Blackity Black History Month: ATL Icon John Lewis

“Freedom is not a state; it is an act. It is not some enchanted garden perched high on a distant plateau where we can finally sit down and rest. Freedom is the continuous action we all must take, and each generation must do its part to create an even more fair, more just society.”
— Rep. John Lewis on what he’s learned about movement work, from his 2017 memoir, “Across That Bridge: A Vision for Change and the Future of America”
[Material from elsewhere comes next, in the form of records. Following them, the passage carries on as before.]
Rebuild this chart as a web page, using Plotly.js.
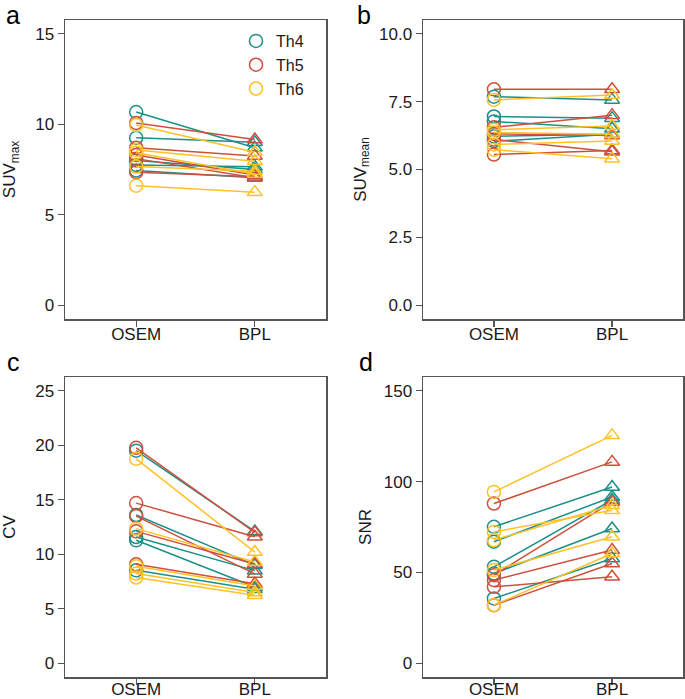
<!DOCTYPE html>
<html>
<head>
<meta charset="utf-8">
<script src="https://cdn.plot.ly/plotly-3.0.1.min.js"></script>
<style>body{margin:0;background:#fff}#graf{width:685px;height:699px}</style>
</head>
<body>
<div id="graf"></div>
<script>
var metodos = ['OSEM', 'BPL'];
var grupos = ['Th4', 'Th5', 'Th6'];
var colores = ['#1B9088', '#CD503C', '#FFC125'];

// a: SUVmax  (filas: Th4, Th5, Th6)
var suvmaxOsem = [[10.67, 9.25, 8.0, 7.75, 7.45], [10.07, 8.70, 8.30, 8.10, 7.35], [9.95, 8.58, 8.43, 7.66, 6.61]];
var suvmaxBpl  = [[8.70, 9.00, 7.50, 7.65, 7.05], [9.15, 8.25, 7.20, 7.05, 7.10], [8.45, 7.95, 7.25, 7.40, 6.25]];

// b: SUVmean
var suvmeanOsem = [[7.68, 6.95, 6.77, 6.22, 6.04], [7.95, 6.55, 6.31, 6.10, 5.55], [7.56, 6.46, 6.36, 5.92, 5.73]];
var suvmeanBpl  = [[7.56, 6.89, 6.50, 6.30, 6.30], [7.95, 7.00, 6.25, 5.65, 5.70], [7.74, 6.60, 6.30, 6.05, 5.40]];

// c: CV
var cvOsem = [[19.5, 13.6, 11.58, 11.28, 8.53], [19.76, 14.69, 13.5, 12.1, 9.08], [18.75, 12.35, 8.9, 8.23, 7.87]];
var cvBpl  = [[12.1, 9.0, 8.5, 7.0, 6.8], [12.0, 11.6, 8.2, 9.1, 7.3], [10.2, 9.3, 7.1, 6.5, 6.25]];

// d: SNR
var snrOsem = [[75.1, 66.9, 53.1, 49.4, 35.7], [87.9, 48.5, 45.8, 42.1, 32.0], [94.3, 72.3, 67.8, 51.3, 32.0]];
var snrBpl  = [[97.0, 91.5, 89.9, 74.2, 57.7], [110.8, 88.8, 62.3, 47.6, 54.9], [125.4, 84.2, 87.0, 69.6, 60.4]];

var data = [];

function panel(osem, bpl, xa, ya, leyenda) {
    for (var g = 0; g < grupos.length; g++) {
        var lx = [], ly = [];
        for (var i = 0; i < osem[g].length; i++) {
            lx.push(metodos[0], metodos[1], null);
            ly.push(osem[g][i], bpl[g][i], null);
        }
        data.push({
            x: lx, y: ly, xaxis: xa, yaxis: ya,
            mode: 'lines', line: {color: colores[g], width: 1.5},
            showlegend: false, hoverinfo: 'skip', connectgaps: false
        });
        data.push({
            x: osem[g].map(function () { return metodos[0]; }), y: osem[g],
            xaxis: xa, yaxis: ya, mode: 'markers', name: grupos[g],
            legendgroup: grupos[g], showlegend: leyenda,
            marker: {symbol: 'circle-open', size: 13, color: colores[g], line: {width: 1.5}}
        });
        data.push({
            x: bpl[g].map(function () { return metodos[1]; }), y: bpl[g],
            xaxis: xa, yaxis: ya, mode: 'markers', name: grupos[g],
            legendgroup: grupos[g], showlegend: false,
            marker: {symbol: 'triangle-up-open', size: 13, color: colores[g], line: {width: 1.5}}
        });
    }
}

panel(suvmaxOsem, suvmaxBpl, 'x', 'y', true);
panel(suvmeanOsem, suvmeanBpl, 'x2', 'y2', false);
panel(cvOsem, cvBpl, 'x3', 'y3', false);
panel(snrOsem, snrBpl, 'x4', 'y4', false);

var W = 685, H = 699;
var fuente = {family: 'Liberation Sans, Arial, sans-serif', size: 17, color: '#1a1a1a'};

function ejeX(dom, anchor, standoff) {
    return {
        domain: dom, anchor: anchor, type: 'category', categoryarray: metodos,
        range: [-0.6, 1.6], showline: true, mirror: true, linecolor: '#555', linewidth: 1.5,
        ticks: 'outside', ticklen: 6, tickcolor: '#555', tickwidth: 1.2, ticklabelstandoff: standoff,
        showgrid: false, zeroline: false, tickfont: fuente
    };
}
function ejeY(dom, anchor, rango, dtick, fmt, titulo, standoff) {
    return {
        domain: dom, anchor: anchor, range: rango, dtick: dtick, tick0: 0, tickformat: fmt,
        showline: true, mirror: true, linecolor: '#555', linewidth: 1.5,
        ticks: 'outside', ticklen: 6, tickcolor: '#555', tickwidth: 1.2,
        showgrid: false, zeroline: false, tickfont: fuente,
        title: {text: titulo, font: fuente, standoff: standoff}
    };
}

var colA = [65 / W, 326 / W], colB = [423 / W, 683 / W];
var filA = [1 - 319 / H, 1 - 20 / H], filB = [1 - 677 / H, 1 - 377 / H];

// letras de panel, y = borde superior de la caja de texto
function letra(t, x, y) {
    return {text: t, xref: 'paper', yref: 'paper', x: x / W, y: 1 - y / H,
            xanchor: 'left', yanchor: 'top', showarrow: false, borderpad: 0,
            font: {family: 'Liberation Sans, Arial, sans-serif', size: 25, color: '#000'}};
}

var layout = {
    width: W, height: H,
    margin: {l: 0, r: 0, t: 0, b: 0},
    paper_bgcolor: '#fff', plot_bgcolor: '#fff',
    showlegend: true,
    legend: {x: 236 / W, y: 1 - 24 / H, xanchor: 'left', yanchor: 'top',
             bgcolor: 'rgba(0,0,0,0)', font: {family: fuente.family, size: 16, color: '#1a1a1a'},
             tracegroupgap: 0},
    xaxis: ejeX(colA, 'y', -7), yaxis: ejeY(filA, 'x', [-0.75, 15.75], 5, 'd', 'SUV<sub>max</sub>', 20),
    xaxis2: ejeX(colB, 'y2', -7), yaxis2: ejeY(filA, 'x2', [-0.5, 10.5], 2.5, '.1f', 'SUV<sub>mean</sub>', 8),
    xaxis3: ejeX(colA, 'y3', -10), yaxis3: ejeY(filB, 'x3', [-1.25, 26.25], 5, 'd', 'CV', 20),
    xaxis4: ejeX(colB, 'y4', -10), yaxis4: ejeY(filB, 'x4', [-7.5, 157.5], 50, 'd', 'SNR', 8),
    annotations: [letra('a', 5, 0), letra('b', 356, 0), letra('c', 6, 347), letra('d', 358, 347)]
};

Plotly.newPlot(document.getElementById('graf'), data, layout, {staticPlot: true});
</script>
</body>
</html>
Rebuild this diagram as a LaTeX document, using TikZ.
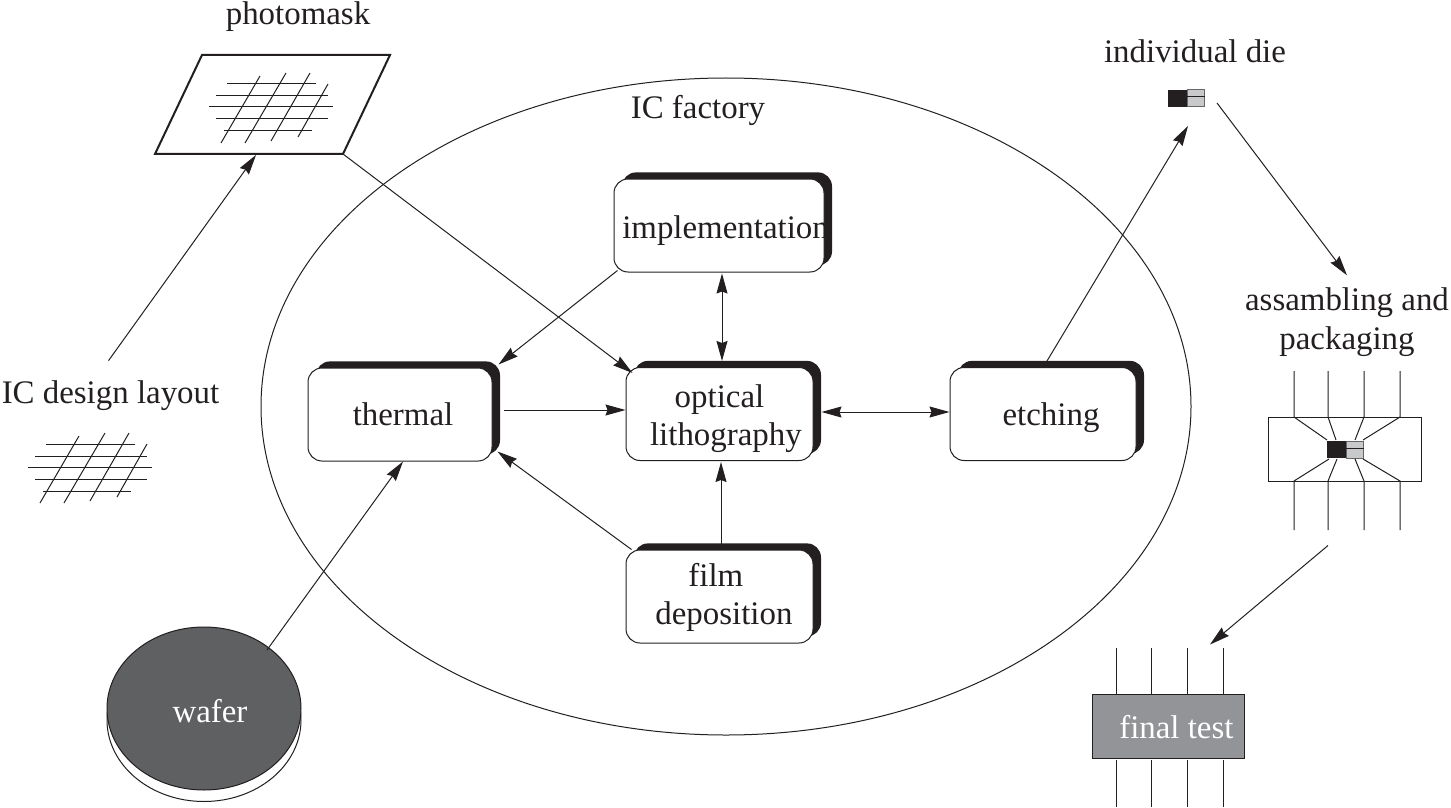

John Lewis, in full John Robert Lewis, (born February 21, 1940, near Troy, Alabama — died July 17, 2020, Atlanta, Georgia), was a Black civil rights leader and politician best known for his chairmanship of the Student Nonviolent Coordinating Committee (SNCC) and for leading the march that was halted by police violence on the Edmund Pettus Bridge in Selma, Alabama, in 1965, a landmark event in the history of the civil rights movement that became known as “Bloody Sunday.”
He became an Atlanta icon as Congressman for Georgia's 5th Congressional District, and he spent his political life championing the rights of Black people and encouraging us to exercise our right to vote, as a means to change the world.
ABOUT BLACKITY BLACK HISTORY MONTH @ 85 NORTH
Each day this month, we'll be sharing wise words from Black Atlanta icons — some who are household names and some who you may not know. Atlanta history IS Black history, and this is our way of sharing it.